Ukraine war: Poland says it will manage without Russian gas

poland

Russian energy giant Gazprom has confirmed it has halted gas exports to Poland and Bulgaria over the countries’ refusal to pay for supplies in roubles.

In a statement released on Wednesday morning, the company said services will not be restored until payments are made in the Russian currency.

Last month, Russian President Vladimir Putin ordered “unfriendly” countries to pay for gas in roubles.

Poland’s deputy foreign minister said Warsaw can cope without Gazprom’s gas.

Marcin Przdacz told the BBC that Poland had “taken some decisions many years ago to prepare for such a situation” and said that as a result “now there are options to get the gas from other partners,” including the US and gulf nations.

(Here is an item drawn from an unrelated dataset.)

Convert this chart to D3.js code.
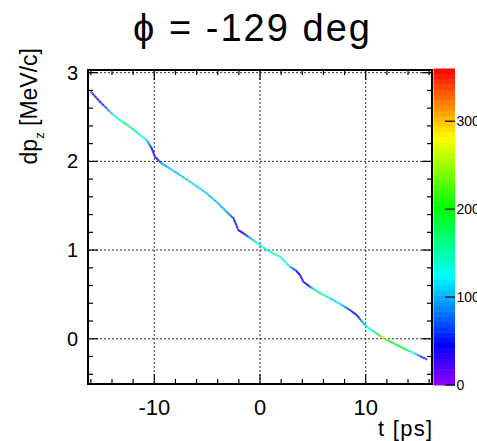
<!DOCTYPE html>
<html><head><meta charset="utf-8">
<script src="https://cdn.jsdelivr.net/npm/d3@7/dist/d3.min.js"></script>
<style>body{margin:0;background:#fff}svg{display:block}</style>
</head><body>
<script>
// ---- data ----
const tValues  = [-16.0,-15.14,-14.03,-13.2,-12.3,-11.5,-10.72,-10.25,-9.93,-9.3,-8.4,-7.57,-6.3,-5.05,-4.0,-3.15,-2.5,-2.05,-1.58,-0.8,0.0,0.8,1.89,2.84,3.4,3.78,4.1,4.73,5.6,6.62,7.6,8.51,9.15,9.78,10.1,10.9,11.67,12.6,13.56,14.7,15.77];
const dpValues = [2.785,2.672,2.541,2.46,2.39,2.31,2.24,2.147,2.05,1.977,1.91,1.846,1.745,1.64,1.53,1.43,1.357,1.225,1.19,1.125,1.056,0.99,0.925,0.812,0.77,0.718,0.643,0.586,0.52,0.455,0.39,0.324,0.267,0.174,0.135,0.07,0.005,-0.05,-0.108,-0.17,-0.232];
const phiValues = [20,30,110,150,170,140,115,50,20,90,110,100,110,105,100,95,60,20,40,100,125,140,150,110,60,30,20,60,180,110,115,60,35,100,125,160,260,180,210,110,20];
const xTicks = [-10, 0, 10];
const yTicks = [0, 1, 2, 3];
const zTicks = [0, 100, 200, 300];
const title = "\u03D5 = -129 deg";
const xTitle = "t [ps]";

// ---- layout ----
const W = 477, H = 441;
const svg = d3.select("body").append("svg").attr("width", W).attr("height", H)
  .style("font-family", "'Liberation Sans', Arial, sans-serif");
const L = 88, R = 432, T = 70, B = 384;
const x = d3.scaleLinear().domain([-16.27, 16.27]).range([L, R]);
const y = d3.scaleLinear().domain([-0.51, 3.03]).range([B, T]);
const z = d3.scaleLinear().domain([0, 360]).range([385, 68.5]);
const zColor = v => d3.hsl(275 * (1 - Math.max(0, Math.min(360, v)) / 360), 1, 0.5).toString();

// grid
const grid = svg.append("g").attr("stroke", "#333").attr("stroke-width", 1).attr("stroke-dasharray", "2,2");
xTicks.forEach(v => grid.append("line").attr("x1", x(v)).attr("x2", x(v)).attr("y1", T).attr("y2", B));
yTicks.forEach(v => grid.append("line").attr("x1", L).attr("x2", R).attr("y1", y(v)).attr("y2", y(v)));

// ticks (inside, ROOT style)
const tk = svg.append("g").attr("stroke", "#000").attr("stroke-width", 1.2);
d3.range(-16, 16.01, 2).forEach(v => {
  const major = xTicks.includes(v);
  const len = major ? 10 : 5;
  tk.append("line").attr("x1", x(v)).attr("x2", x(v)).attr("y1", B).attr("y2", B - len);
  tk.append("line").attr("x1", x(v)).attr("x2", x(v)).attr("y1", T).attr("y2", T + len);
});
d3.range(-0.4, 3.01, 0.2).forEach(v0 => {
  const v = Math.round(v0 * 10) / 10;
  const major = yTicks.includes(v);
  const len = major ? 10 : 5;
  tk.append("line").attr("x1", L).attr("x2", L + len).attr("y1", y(v)).attr("y2", y(v));
  tk.append("line").attr("x1", R).attr("x2", R - len).attr("y1", y(v)).attr("y2", y(v));
});

// data line, segment coloured
const seg = svg.append("g").attr("stroke-width", 2).attr("stroke-linecap", "round");
for (let i = 0; i < tValues.length - 1; i++) {
  const n = 4;
  for (let k = 0; k < n; k++) {
    const a = k / n, b = (k + 1) / n;
    const t1 = tValues[i] + (tValues[i+1] - tValues[i]) * a, t2 = tValues[i] + (tValues[i+1] - tValues[i]) * b;
    const d1 = dpValues[i] + (dpValues[i+1] - dpValues[i]) * a, d2 = dpValues[i] + (dpValues[i+1] - dpValues[i]) * b;
    const p = phiValues[i] + (phiValues[i+1] - phiValues[i]) * (a + b) / 2;
    seg.append("line").attr("x1", x(t1)).attr("y1", y(d1)).attr("x2", x(t2)).attr("y2", y(d2))
      .attr("stroke", zColor(p)).attr("opacity", 0.65);
  }
}

// frame
svg.append("rect").attr("x", L).attr("y", T).attr("width", R - L).attr("height", B - T)
  .attr("fill", "none").attr("stroke", "#000").attr("stroke-width", 2);

// axis labels
svg.append("g").selectAll("text").data(xTicks).join("text")
  .attr("x", d => x(d)).attr("y", 415).attr("text-anchor", "middle")
  .attr("font-size", 22).text(d => d);
svg.append("g").selectAll("text").data(yTicks).join("text")
  .attr("x", 78).attr("y", d => y(d) + 7).attr("text-anchor", "end")
  .attr("font-size", 20).text(d => d);

// titles
svg.append("text").attr("x", 133).attr("y", 41)
  .attr("font-size", 38).attr("textLength", 237).attr("lengthAdjust", "spacing").text(title);
svg.append("text").attr("x", 378).attr("y", 436)
  .attr("font-size", 22).attr("textLength", 54).attr("lengthAdjust", "spacing").text(xTitle);
const yt = svg.append("text").attr("transform", "translate(37,48) rotate(-90)")
  .attr("text-anchor", "end").attr("font-size", 23);
yt.append("tspan").text("dp");
yt.append("tspan").attr("font-size", 13).attr("dy", 7).text("z");
yt.append("tspan").attr("dy", -7).text(" [MeV/c]");

// colour bar
const nb = 60;
const cb = svg.append("g");
d3.range(nb).forEach(i => {
  const v0 = i * 360 / nb, v1 = (i + 1) * 360 / nb;
  cb.append("rect").attr("x", 433.5).attr("width", 21.5)
    .attr("y", z(v1)).attr("height", z(v0) - z(v1) + 0.5)
    .attr("fill", zColor((v0 + v1) / 2));
});
cb.append("g").attr("stroke", "#000").attr("stroke-width", 1.2).selectAll("line").data(zTicks).join("line")
  .attr("x1", 445).attr("x2", 455).attr("y1", d => z(d)).attr("y2", d => z(d));
svg.append("g").selectAll("text").data(zTicks).join("text")
  .attr("x", 456.5).attr("y", d => z(d) + 5).attr("font-size", 14).text(d => d);
</script>
</body></html>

UK Deputy Prime Minister Dominic Raab told Sky News the decision to cut off gas supplies will have “a very damaging effect on Russia,” adding that such moves could lead to the country becoming “an economic pariah”.

Polish state gas company PGNiG confirmed that Gazprom’s supplies to the country had been halted.

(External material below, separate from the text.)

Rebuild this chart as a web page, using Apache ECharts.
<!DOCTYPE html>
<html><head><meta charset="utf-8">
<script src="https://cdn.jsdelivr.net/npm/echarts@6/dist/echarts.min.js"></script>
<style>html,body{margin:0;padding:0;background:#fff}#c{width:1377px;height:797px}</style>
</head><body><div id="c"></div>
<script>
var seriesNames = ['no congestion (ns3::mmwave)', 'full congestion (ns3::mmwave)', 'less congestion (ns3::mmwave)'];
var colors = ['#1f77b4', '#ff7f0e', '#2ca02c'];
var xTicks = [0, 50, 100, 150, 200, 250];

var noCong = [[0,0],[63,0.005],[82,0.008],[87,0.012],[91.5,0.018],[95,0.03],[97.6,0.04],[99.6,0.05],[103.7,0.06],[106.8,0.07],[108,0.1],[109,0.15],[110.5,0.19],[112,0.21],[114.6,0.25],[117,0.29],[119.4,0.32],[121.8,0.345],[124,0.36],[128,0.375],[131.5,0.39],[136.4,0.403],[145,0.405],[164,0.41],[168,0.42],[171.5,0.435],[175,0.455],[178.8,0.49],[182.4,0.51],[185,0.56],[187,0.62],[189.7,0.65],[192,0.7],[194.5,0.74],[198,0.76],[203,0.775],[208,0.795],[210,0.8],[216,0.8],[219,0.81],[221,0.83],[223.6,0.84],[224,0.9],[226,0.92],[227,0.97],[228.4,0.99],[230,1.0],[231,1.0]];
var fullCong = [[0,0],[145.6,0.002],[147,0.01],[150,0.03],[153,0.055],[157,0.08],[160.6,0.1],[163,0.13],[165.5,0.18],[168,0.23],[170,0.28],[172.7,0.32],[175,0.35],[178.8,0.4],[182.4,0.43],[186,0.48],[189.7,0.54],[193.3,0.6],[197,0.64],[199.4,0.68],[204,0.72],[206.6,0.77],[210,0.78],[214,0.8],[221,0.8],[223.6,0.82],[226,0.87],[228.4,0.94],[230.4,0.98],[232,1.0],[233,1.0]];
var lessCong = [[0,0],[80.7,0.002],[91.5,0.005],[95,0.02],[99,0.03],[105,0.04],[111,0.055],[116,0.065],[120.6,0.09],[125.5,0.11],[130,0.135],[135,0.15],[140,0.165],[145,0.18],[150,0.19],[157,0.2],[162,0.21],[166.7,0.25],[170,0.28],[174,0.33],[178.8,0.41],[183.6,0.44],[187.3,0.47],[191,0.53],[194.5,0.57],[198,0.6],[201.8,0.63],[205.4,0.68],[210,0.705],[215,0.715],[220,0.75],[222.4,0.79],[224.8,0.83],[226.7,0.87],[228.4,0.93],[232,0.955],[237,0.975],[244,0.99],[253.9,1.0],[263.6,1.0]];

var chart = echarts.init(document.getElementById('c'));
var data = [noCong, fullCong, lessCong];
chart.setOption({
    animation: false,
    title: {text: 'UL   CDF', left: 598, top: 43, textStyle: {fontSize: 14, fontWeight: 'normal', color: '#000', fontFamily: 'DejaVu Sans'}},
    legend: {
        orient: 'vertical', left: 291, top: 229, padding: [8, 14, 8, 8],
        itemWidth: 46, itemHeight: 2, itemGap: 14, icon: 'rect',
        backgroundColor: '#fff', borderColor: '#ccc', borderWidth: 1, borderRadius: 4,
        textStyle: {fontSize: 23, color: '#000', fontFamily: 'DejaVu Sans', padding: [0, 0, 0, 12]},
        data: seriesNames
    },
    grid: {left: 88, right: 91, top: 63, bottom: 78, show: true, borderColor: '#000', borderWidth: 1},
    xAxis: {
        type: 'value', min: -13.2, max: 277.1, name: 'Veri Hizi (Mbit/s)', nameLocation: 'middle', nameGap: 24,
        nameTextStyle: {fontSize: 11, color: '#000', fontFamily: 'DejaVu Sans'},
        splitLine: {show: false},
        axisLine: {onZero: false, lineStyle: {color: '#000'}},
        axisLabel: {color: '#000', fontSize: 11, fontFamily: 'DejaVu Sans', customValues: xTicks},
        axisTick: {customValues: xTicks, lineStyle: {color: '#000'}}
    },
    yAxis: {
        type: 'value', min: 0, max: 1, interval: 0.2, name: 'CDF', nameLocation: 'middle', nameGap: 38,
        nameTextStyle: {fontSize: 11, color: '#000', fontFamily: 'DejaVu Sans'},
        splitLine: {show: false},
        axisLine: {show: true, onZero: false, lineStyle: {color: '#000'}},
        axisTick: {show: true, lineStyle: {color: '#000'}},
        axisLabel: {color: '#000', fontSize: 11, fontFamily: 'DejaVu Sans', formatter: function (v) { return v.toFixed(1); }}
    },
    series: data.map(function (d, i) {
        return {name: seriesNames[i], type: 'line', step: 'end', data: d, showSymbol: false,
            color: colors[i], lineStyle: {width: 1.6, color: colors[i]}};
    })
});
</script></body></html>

PGNiG bought 53% of its gas imports from Gazprom in the first quarter of this year, but Warsaw says it can get gas from other sources.

It described the suspension as a breach of contract, adding that the company would take steps to reinstate the gas supply.

It is unclear whether supplies have ceased to Bulgaria after Sofia said early on Wednesday that gas continued to flow for the time being.

Bulgaria, which relies on Gazprom for more than 90% of its gas supply, also said it had taken steps to find alternative sources but no restrictions on gas consumption were currently required.

The country’s energy ministry said Bulgaria had fulfilled its obligations under the current contract with Gazprom and made all required payments. Energy Minister Temenuzhka Petkova accused Gazprom of breach of contract and said Sofia will continue to follow the EU’s position and pay for its supplies in euros.

Following the news, Poland’s climate ministry said the country’s energy supplies were secure.

Climate Minister Anna Moskwa said there was no need to draw gas from reserves and gas to customers would not be cut.

Mr Przydacz said his country had been preparing for the possibility Russia might limit gas exports by diversifying its supplies.

“I’m pretty sure that we will manage to handle this,” he told the BBC.

He added that the suspension proved Moscow was “not a reliable partner in any kind of business” and urged other European nations like Germany to support a ban on Russian energy imports.

Poland was already planning to stop importing Russian gas by the end of the year, when its long-term supply contract with Gazprom expires.

PGNiG said its underground gas storage was almost 80% full and, with summer approaching, demand was lower.

Poland also has alternative supply sources, including a liquefied natural gas (LNG) terminal in Swinoujscie.

On 1 May, a new gas pipeline connection with Lithuania is also due to open that will give Poland access to gas from Lithuania’s LNG terminal.

And a new pipeline delivering gas from Norway, known as the “Baltic Pipe”, comes online in October. It should reach full capacity by the end of the year and could replace all Russian deliveries.

Supplies from Russia account for about 40% of the EU’s natural gas imports.

However, many countries have pledged to move away from Russian energy in response to its invasion of Ukraine.

The US has declared a complete ban on Russian oil, gas and coal imports.

Meanwhile, the UK is to phase out Russian oil by the end of the year, with gas to follow as soon as possible, and the EU is reducing gas imports by two-thirds.